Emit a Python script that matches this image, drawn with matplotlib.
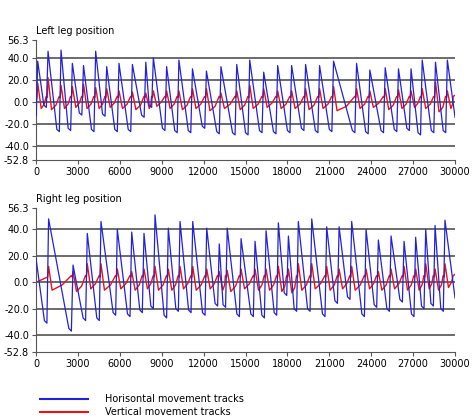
import matplotlib
matplotlib.use("Agg")
import matplotlib.pyplot as plt
import numpy as np

# ---- data ----
L_peak_t = [120, 860, 1790, 2600, 3400, 4270, 5060, 5940, 6900, 7860, 8400, 9350, 10230, 11200,
            12200, 13240, 14370, 15300, 16300, 17300, 18300, 19300, 20300, 21300, 22950, 23900,
            25000, 25950, 26850, 27650, 28600, 29450]
L_peak_v = [37, 46, 47, 35, 33, 46, 32, 35, 34, 36, 40, 32, 38, 30, 28, 32, 34, 38, 27, 33, 33,
            34, 33, 37, 35, 29, 31, 30, 30, 38, 36, 38]
L_trough_v = [-12, -5, -27, -26, -12, -27, -13, -27, -27, -14, -5, -26, -28, -28, -24, -29, -30,
              -30, -28, -29, -28, -26, -28, -27, -28, -29, -28, -27, -26, -30, -28, -28]
L_end_v = -14
L_red_spike = [17, 22, 15, 14, 16, 13, 12, 10, 9, 8, 10, 10, 10, 12, 12, 8, 10, 15, 12, 10, 10,
               12, 12, 14, 12, 10, 12, 11, 10, 12, 18, 10]
L_red_low = [-6, -7, -6, -5, -6, -6, -5, -6, -7, -6, -4, -6, -7, -6, -8, -6, -7, -6, -5, -6, -6,
             -7, -6, -8, -6, -5, -7, -6, -5, -6, -9, -6]

R_start_v = 18
R_peak_t = [900, 2650, 3670, 4650, 5820, 6850, 7730, 8520, 9470, 10310, 11220, 12220, 13120, 13690,
            14680, 15680, 16470, 17350, 18070, 18780, 19740, 20810, 21700, 22600, 23630, 24510,
            25420, 26350, 27180, 27900, 28570, 29280]
R_peak_v = [48, 13, 37, 46, 40, 38, 37, 51, 41, 46, 46, 41, 29, 41, 33, 31, 39, 45, 35, 46, 48,
            42, 42, 46, 40, 32, 35, 31, 34, 40, 43, 47]
R_trough_v = [-31, -37, -29, -29, -25, -26, -23, -20, -27, -22, -23, -25, -18, -19, -26, -26, -27,
              -25, -10, -22, -22, -26, -16, -13, -26, -19, -22, -15, -26, -20, -18, -22]
R_end_v = -12
R_red_spike = [12, 8, 14, 14, 10, 8, 10, 12, 10, 12, 12, 10, 8, 9, 10, 10, 10, 12, 10, 14, 14,
               12, 10, 12, 10, 8, 10, 12, 10, 14, 10, 14]
R_red_low = [-6, -7, -5, -6, -5, -6, -5, -6, -6, -5, -6, -5, -6, -7, -5, -6, -6, -7, -8, -6, -5,
             -6, -5, -6, -5, -6, -5, -6, -6, -5, -6, -4]

yticks = [56.3, 40.0, 20.0, 0.0, -20.0, -40.0, -52.8]
xticks = list(range(0, 30001, 3000))
BLUE = "#2222dd"
RED = "#ee1111"


def blue_track(start_v, peak_t, peak_v, trough_v, end_v):
    t, v = [0], [start_v]
    for pt, pv, tv in zip(peak_t, peak_v, trough_v):
        t0 = max(pt - 300, t[-1] + 10)
        t1 = max(pt - 120, t0 + 10)
        t += [t0, t1, pt]
        v += [tv + 2, tv, pv]
    t.append(30000)
    v.append(end_v)
    return t, v


def red_track(peak_t, spike, low):
    t, v = [0], [0]
    for i, (pt, sv, lv) in enumerate(zip(peak_t, spike, low)):
        nxt = peak_t[i + 1] if i + 1 < len(peak_t) else 30000
        t += [pt - 60, pt, pt + 250, (pt + nxt) / 2 + 100, nxt - 130]
        v += [4, sv, lv, lv + 4, 5]
    t.append(30000)
    v.append(6)
    return t, v


fig = plt.figure(figsize=(4.74, 4.2), dpi=100)
axL = fig.add_axes([0.076, 0.619, 0.884, 0.286])
axR = fig.add_axes([0.076, 0.162, 0.884, 0.343])

for ax, title, bt, rt in [
    (axL, "Left leg position",
     blue_track(L_trough_v[0], L_peak_t, L_peak_v, L_trough_v, L_end_v),
     red_track(L_peak_t, L_red_spike, L_red_low)),
    (axR, "Right leg position",
     blue_track(R_start_v, R_peak_t, R_peak_v, R_trough_v, R_end_v),
     red_track(R_peak_t, R_red_spike, R_red_low)),
]:
    for g in [40, 20, 0, -20, -40]:
        ax.axhline(g, color="#444444", lw=1.1, zorder=1)
    ax.plot(rt[0], rt[1], color=RED, lw=1.0, zorder=2)
    ax.plot(bt[0], bt[1], color=BLUE, lw=0.9, zorder=3)
    ax.set_xlim(0, 30000)
    ax.set_ylim(-52.8, 56.3)
    ax.set_yticks(yticks)
    ax.set_yticklabels([f"{y:.1f}" for y in yticks])
    ax.set_xticks(xticks)
    ax.tick_params(labelsize=7, length=3, color="#555555", pad=2)
    for s in ["top", "right"]:
        ax.spines[s].set_visible(False)
    for s in ["left", "bottom"]:
        ax.spines[s].set_color("#555555")
    ax.set_title(title, loc="left", fontsize=7, pad=4)

fig.lines.append(plt.Line2D([40 / 474, 88 / 474], [1 - 399 / 420] * 2, color=BLUE, lw=1.5,
                            transform=fig.transFigure))
fig.lines.append(plt.Line2D([40 / 474, 88 / 474], [1 - 412 / 420] * 2, color=RED, lw=1.5,
                            transform=fig.transFigure))
fig.text(105 / 474, 1 - 399 / 420, "Horisontal movement tracks", fontsize=7, va="center")
fig.text(105 / 474, 1 - 412 / 420, "Vertical movement tracks", fontsize=7, va="center")

fig.savefig("out.png", dpi=100)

=-=-=

■ **EXERCISE**
Copy out each line word for word, please, skipping the images.

■ **COMPLETED TASK**
Emit a Python script that matches this image, drawn with matplotlib.
import matplotlib
matplotlib.use("Agg")
import matplotlib.pyplot as plt
import numpy as np

# ---- data ----
L_peak_t = [120, 860, 1790, 2600, 3400, 4270, 5060, 5940, 6900, 7860, 8400, 9350, 10230, 11200,
            12200, 13240, 14370, 15300, 16300, 17300, 18300, 19300, 20300, 21300, 22950, 23900,
            25000, 25950, 26850, 27650, 28600, 29450]
L_peak_v = [37, 46, 47, 35, 33, 46, 32, 35, 34, 36, 40, 32, 38, 30, 28, 32, 34, 38, 27, 33, 33,
            34, 33, 37, 35, 29, 31, 30, 30, 38, 36, 38]
L_trough_v = [-12, -5, -27, -26, -12, -27, -13, -27, -27, -14, -5, -26, -28, -28, -24, -29, -30,
              -30, -28, -29, -28, -26, -28, -27, -28, -29, -28, -27, -26, -30, -28, -28]
L_end_v = -14
L_red_spike = [17, 22, 15, 14, 16, 13, 12, 10, 9, 8, 10, 10, 10, 12, 12, 8, 10, 15, 12, 10, 10,
               12, 12, 14, 12, 10, 12, 11, 10, 12, 18, 10]
L_red_low = [-6, -7, -6, -5, -6, -6, -5, -6, -7, -6, -4, -6, -7, -6, -8, -6, -7, -6, -5, -6, -6,
             -7, -6, -8, -6, -5, -7, -6, -5, -6, -9, -6]

R_start_v = 18
R_peak_t = [900, 2650, 3670, 4650, 5820, 6850, 7730, 8520, 9470, 10310, 11220, 12220, 13120, 13690,
            14680, 15680, 16470, 17350, 18070, 18780, 19740, 20810, 21700, 22600, 23630, 24510,
            25420, 26350, 27180, 27900, 28570, 29280]
R_peak_v = [48, 13, 37, 46, 40, 38, 37, 51, 41, 46, 46, 41, 29, 41, 33, 31, 39, 45, 35, 46, 48,
            42, 42, 46, 40, 32, 35, 31, 34, 40, 43, 47]
R_trough_v = [-31, -37, -29, -29, -25, -26, -23, -20, -27, -22, -23, -25, -18, -19, -26, -26, -27,
              -25, -10, -22, -22, -26, -16, -13, -26, -19, -22, -15, -26, -20, -18, -22]
R_end_v = -12
R_red_spike = [12, 8, 14, 14, 10, 8, 10, 12, 10, 12, 12, 10, 8, 9, 10, 10, 10, 12, 10, 14, 14,
               12, 10, 12, 10, 8, 10, 12, 10, 14, 10, 14]
R_red_low = [-6, -7, -5, -6, -5, -6, -5, -6, -6, -5, -6, -5, -6, -7, -5, -6, -6, -7, -8, -6, -5,
             -6, -5, -6, -5, -6, -5, -6, -6, -5, -6, -4]

yticks = [56.3, 40.0, 20.0, 0.0, -20.0, -40.0, -52.8]
xticks = list(range(0, 30001, 3000))
BLUE = "#2222dd"
RED = "#ee1111"


def blue_track(start_v, peak_t, peak_v, trough_v, end_v):
    t, v = [0], [start_v]
    for pt, pv, tv in zip(peak_t, peak_v, trough_v):
        t0 = max(pt - 300, t[-1] + 10)
        t1 = max(pt - 120, t0 + 10)
        t += [t0, t1, pt]
        v += [tv + 2, tv, pv]
    t.append(30000)
    v.append(end_v)
    return t, v


def red_track(peak_t, spike, low):
    t, v = [0], [0]
    for i, (pt, sv, lv) in enumerate(zip(peak_t, spike, low)):
        nxt = peak_t[i + 1] if i + 1 < len(peak_t) else 30000
        t += [pt - 60, pt, pt + 250, (pt + nxt) / 2 + 100, nxt - 130]
        v += [4, sv, lv, lv + 4, 5]
    t.append(30000)
    v.append(6)
    return t, v


fig = plt.figure(figsize=(4.74, 4.2), dpi=100)
axL = fig.add_axes([0.076, 0.619, 0.884, 0.286])
axR = fig.add_axes([0.076, 0.162, 0.884, 0.343])

for ax, title, bt, rt in [
    (axL, "Left leg position",
     blue_track(L_trough_v[0], L_peak_t, L_peak_v, L_trough_v, L_end_v),
     red_track(L_peak_t, L_red_spike, L_red_low)),
    (axR, "Right leg position",
     blue_track(R_start_v, R_peak_t, R_peak_v, R_trough_v, R_end_v),
     red_track(R_peak_t, R_red_spike, R_red_low)),
]:
    for g in [40, 20, 0, -20, -40]:
        ax.axhline(g, color="#444444", lw=1.1, zorder=1)
    ax.plot(rt[0], rt[1], color=RED, lw=1.0, zorder=2)
    ax.plot(bt[0], bt[1], color=BLUE, lw=0.9, zorder=3)
    ax.set_xlim(0, 30000)
    ax.set_ylim(-52.8, 56.3)
    ax.set_yticks(yticks)
    ax.set_yticklabels([f"{y:.1f}" for y in yticks])
    ax.set_xticks(xticks)
    ax.tick_params(labelsize=7, length=3, color="#555555", pad=2)
    for s in ["top", "right"]:
        ax.spines[s].set_visible(False)
    for s in ["left", "bottom"]:
        ax.spines[s].set_color("#555555")
    ax.set_title(title, loc="left", fontsize=7, pad=4)

fig.lines.append(plt.Line2D([40 / 474, 88 / 474], [1 - 399 / 420] * 2, color=BLUE, lw=1.5,
                            transform=fig.transFigure))
fig.lines.append(plt.Line2D([40 / 474, 88 / 474], [1 - 412 / 420] * 2, color=RED, lw=1.5,
                            transform=fig.transFigure))
fig.text(105 / 474, 1 - 399 / 420, "Horisontal movement tracks", fontsize=7, va="center")
fig.text(105 / 474, 1 - 412 / 420, "Vertical movement tracks", fontsize=7, va="center")

fig.savefig("out.png", dpi=100)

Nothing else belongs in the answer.